The ministerial crisis brought about by the fall of Dupuy was as important as any under the Third Republic because of its consequences in the redistribution of parties. For about ten days President Loubet was unable to find a leader who could in turn form a cabinet. At last public opinion was astounded by the masterly combination made by Waldeck-Rousseau, Gambetta's former lieutenant, who of recent years had kept somewhat aloof from active participation in politics. He brought together a ministry of "défense républicaine," which its opponents, however, called a cabinet for the "liquidation" of the Dreyfus case. The old policy of "Republican concentration" of Opportunists and Radicals was given up in favor of a mass formation of the various advanced groups of the Left, including the Socialists.

Waldeck-Rousseau was a Moderate Republican, whose legal practice of recent years had been mainly that of a corporation lawyer, but he was a cool-headed Opportunist. He realized the ill-success of the policy of the "esprit nouveau," and saw the necessity of making advances to the Socialists, who more and more held the balance of power. He succeeded in uniting in his Cabinet Moderates like himself, Radicals, and, for the first time in French parliamentary history, an out-and-out Socialist, Alexandre Millerand, author of the famous "Programme of Saint-Mandé" of 1896, or declaration of faith of Socialism. Still more astounding was the presence as Minister of War, in the same Cabinet with Millerand, of General de Galliffet, a bluff, outspoken, and dashing aristocratic officer, a favorite with the whole army, but fiercely hated by the proletariat because of his part in the repression of the Commune.

The first days of the new Cabinet were stormy and its outlook was dubious.

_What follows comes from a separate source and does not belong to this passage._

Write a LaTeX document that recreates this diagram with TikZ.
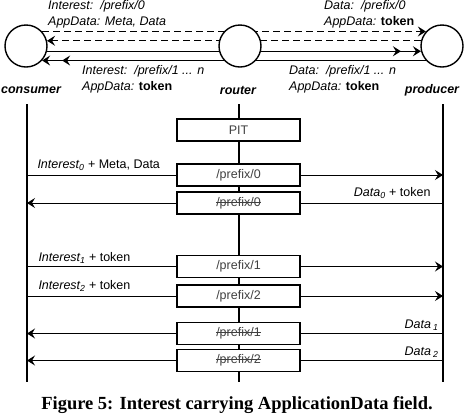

The task of reconciling such divergent elements, even against a common foe, seemed an impossibility, until at last the Radicals under Brisson swung into line. Such was the beginning of a Republican grouping which later, during the anti-Clerical campaign, was known as le Bloc, the united band of Republicans.

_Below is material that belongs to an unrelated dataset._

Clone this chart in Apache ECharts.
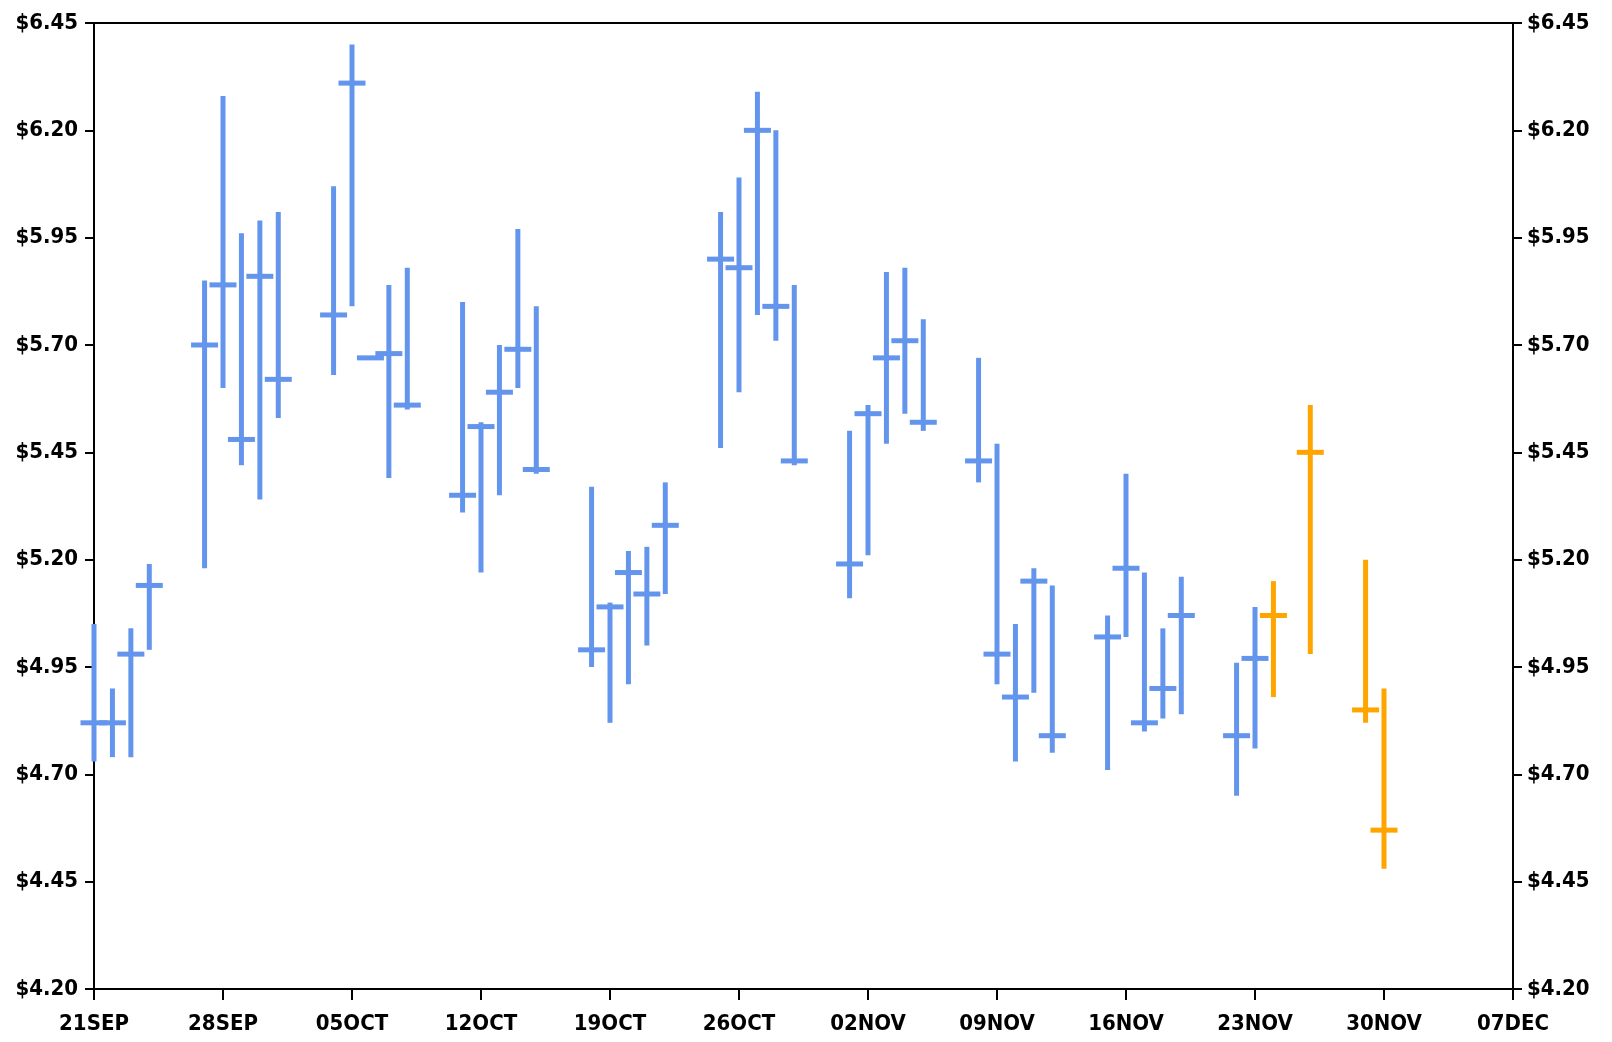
<!DOCTYPE html>
<html>
<head>
<meta charset="utf-8">
<script src="https://cdn.jsdelivr.net/npm/echarts@6/dist/echarts.min.js"></script>
<style>
html,body{margin:0;padding:0;background:#fff;}
#chart{width:1612px;height:1042px;}
</style>
</head>
<body>
<div id="chart"></div>
<script>
// ---- data ----
const startDate = '2020-09-21';
const xTickLabels = ['21SEP','28SEP','05OCT','12OCT','19OCT','26OCT','02NOV','09NOV','16NOV','23NOV','30NOV','07DEC'];
const yTickValues = [4.20,4.45,4.70,4.95,5.20,5.45,5.70,5.95,6.20,6.45];

const histDates = [
  '2020-09-21','2020-09-22','2020-09-23','2020-09-24',
  '2020-09-27','2020-09-28','2020-09-29','2020-09-30','2020-10-01',
  '2020-10-04','2020-10-05','2020-10-06','2020-10-07','2020-10-08',
  '2020-10-11','2020-10-12','2020-10-13','2020-10-14','2020-10-15',
  '2020-10-18','2020-10-19','2020-10-20','2020-10-21','2020-10-22',
  '2020-10-25','2020-10-26','2020-10-27','2020-10-28','2020-10-29',
  '2020-11-01','2020-11-02','2020-11-03','2020-11-04','2020-11-05',
  '2020-11-08','2020-11-09','2020-11-10','2020-11-11','2020-11-12',
  '2020-11-15','2020-11-16','2020-11-17','2020-11-18','2020-11-19',
  '2020-11-22','2020-11-23'
];
const histHigh = [
  5.05,4.90,5.04,5.19,
  5.85,6.28,5.96,5.99,6.01,
  6.07,6.40,5.67,5.84,5.88,
  5.80,5.52,5.70,5.97,5.79,
  5.37,5.10,5.22,5.23,5.38,
  6.01,6.09,6.29,6.20,5.84,
  5.50,5.56,5.87,5.88,5.76,
  5.67,5.47,5.05,5.18,5.14,
  5.07,5.40,5.17,5.04,5.16,
  4.96,5.09
];
const histLow = [
  4.73,4.74,4.74,4.99,
  5.18,5.60,5.42,5.34,5.53,
  5.63,5.79,5.665,5.39,5.55,
  5.31,5.17,5.35,5.60,5.40,
  4.95,4.82,4.91,5.00,5.12,
  5.46,5.59,5.77,5.71,5.42,
  5.11,5.21,5.47,5.54,5.50,
  5.38,4.91,4.73,4.89,4.75,
  4.71,5.02,4.80,4.83,4.84,
  4.65,4.76
];
const histClose = [
  4.82,4.82,4.98,5.14,
  5.70,5.84,5.48,5.86,5.62,
  5.77,6.31,5.67,5.68,5.56,
  5.35,5.51,5.59,5.69,5.41,
  4.99,5.09,5.17,5.12,5.28,
  5.90,5.88,6.20,5.79,5.43,
  5.19,5.54,5.67,5.71,5.52,
  5.43,4.98,4.88,5.15,4.79,
  5.02,5.18,4.82,4.90,5.07,
  4.79,4.97
];

const fcDates = ['2020-11-24','2020-11-26','2020-11-29','2020-11-30'];
const fcHigh  = [5.15,5.56,5.20,4.90];
const fcLow   = [4.88,4.98,4.82,4.48];
const fcClose = [5.07,5.45,4.85,4.57];

// ---- build ----
const DAY = 86400000;
const t0 = Date.parse(startDate + 'T00:00:00Z');
function dayIndex(d){ return Math.round((Date.parse(d + 'T00:00:00Z') - t0) / DAY); }
function rows(dates, lo, hi, cl){ return dates.map((d,i)=>[dayIndex(d), lo[i], hi[i], cl[i]]); }

const BLUE = '#6495ED', ORANGE = '#FFA500';
function makeRender(color){
  return function(params, api){
    const x = api.value(0), lo = api.value(1), hi = api.value(2), cl = api.value(3);
    const pLo = api.coord([x, lo]), pHi = api.coord([x, hi]), pCl = api.coord([x, cl]);
    const bw = 5, tw = 27, th = 5;
    return {
      type: 'group',
      children: [
        {type:'rect', shape:{x:pHi[0]-bw/2, y:pHi[1], width:bw, height:Math.max(1,pLo[1]-pHi[1])}, style:{fill:color}},
        {type:'rect', shape:{x:pCl[0]-tw/2, y:pCl[1]-th/2, width:tw, height:th}, style:{fill:color}}
      ]
    };
  };
}

const labelFont = {color:'#000', fontFamily:'"DejaVu Sans Condensed","DejaVu Sans",sans-serif', fontWeight:'bold', fontSize:22};

const yAxisBase = {
  type:'value', min:4.20, max:6.45,
  splitLine:{show:false},
  axisLine:{show:true, lineStyle:{color:'#000', width:2}},
  axisTick:{show:true, length:9, lineStyle:{color:'#000', width:2}, customValues: yTickValues},
};

const chart = echarts.init(document.getElementById('chart'));
chart.setOption({
  animation:false,
  backgroundColor:'#fff',
  grid:{left:94, right:99, top:23, bottom:53, show:true, borderColor:'#000', borderWidth:2, containLabel:false},
  xAxis:{
    type:'value', min:0, max:77, interval:7,
    splitLine:{show:false},
    axisLine:{show:true, onZero:false, lineStyle:{color:'#000', width:2}},
    axisTick:{show:true, length:11, lineStyle:{color:'#000', width:2}},
    axisLabel:Object.assign({margin:24, formatter:(v)=>xTickLabels[Math.round(v/7)] || ''}, labelFont)
  },
  yAxis:[
    Object.assign({}, yAxisBase, {position:'left',
      axisLabel:Object.assign({margin:16, customValues:yTickValues, formatter:(v)=>'$'+v.toFixed(2)}, labelFont)}),
    Object.assign({}, yAxisBase, {position:'right',
      axisLabel:Object.assign({margin:14, customValues:yTickValues, formatter:(v)=>'$'+v.toFixed(2)}, labelFont)})
  ],
  series:[
    {type:'custom', name:'hist', renderItem:makeRender(BLUE), encode:{x:0, y:[1,2,3]}, data:rows(histDates, histLow, histHigh, histClose), clip:false},
    {type:'custom', name:'fc', renderItem:makeRender(ORANGE), encode:{x:0, y:[1,2,3]}, data:rows(fcDates, fcLow, fcHigh, fcClose), clip:false}
  ]
});
</script>
</body>
</html>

The Waldeck-Rousseau Ministry took up the Dreyfus case with a queer combination of courage and weakness. Insubordinate army officers were summarily punished for injudicious remarks, but in order to appear neutral and to avoid criticism, the Cabinet held so much aloof that the anti-Dreyfusites were able to bring their full forces to bear on the court-martial. For a month at Rennes, beginning August 7, an extraordinary trial was carried on before the eyes of an impassioned France and angry onlooking nations. Witnesses had full latitude to indulge in rhetorical addresses and air their prejudices; military officers like Roget, who had had nothing to do with the original trial, were allowed to take up the time of the court. Galliffet, though convinced of the innocence of Dreyfus, was unwilling to exert as much pressure as his colleagues in the Cabinet desired. It soon became evident that, regardless of the question involved, the issue was one between an insignificant Jewish officer on the one hand and General Mercier, ex-Minister of War, on the other. The judges were army officers full of caste-feeling and timorous of offending their superiors. Thus, on September 9, Dreyfus was a second time convicted, though with extenuating circumstances, by a vote of 5 to 2, and condemned to ten years' detention. This verdict was a travesty of justice, and a punishment fitting no crime of Dreyfus, since he was either innocent or guilty of treason beyond extenuation. The Ministry, perhaps regretting too late its excessive inertia, immediately caused the President to pardon Dreyfus, partly on the ostensible grounds that Dreyfus by his previous harsher condemnation had already purged his new one. This act of clemency was, however, not a legal clearing of the victim's honor, which was achieved only some years later.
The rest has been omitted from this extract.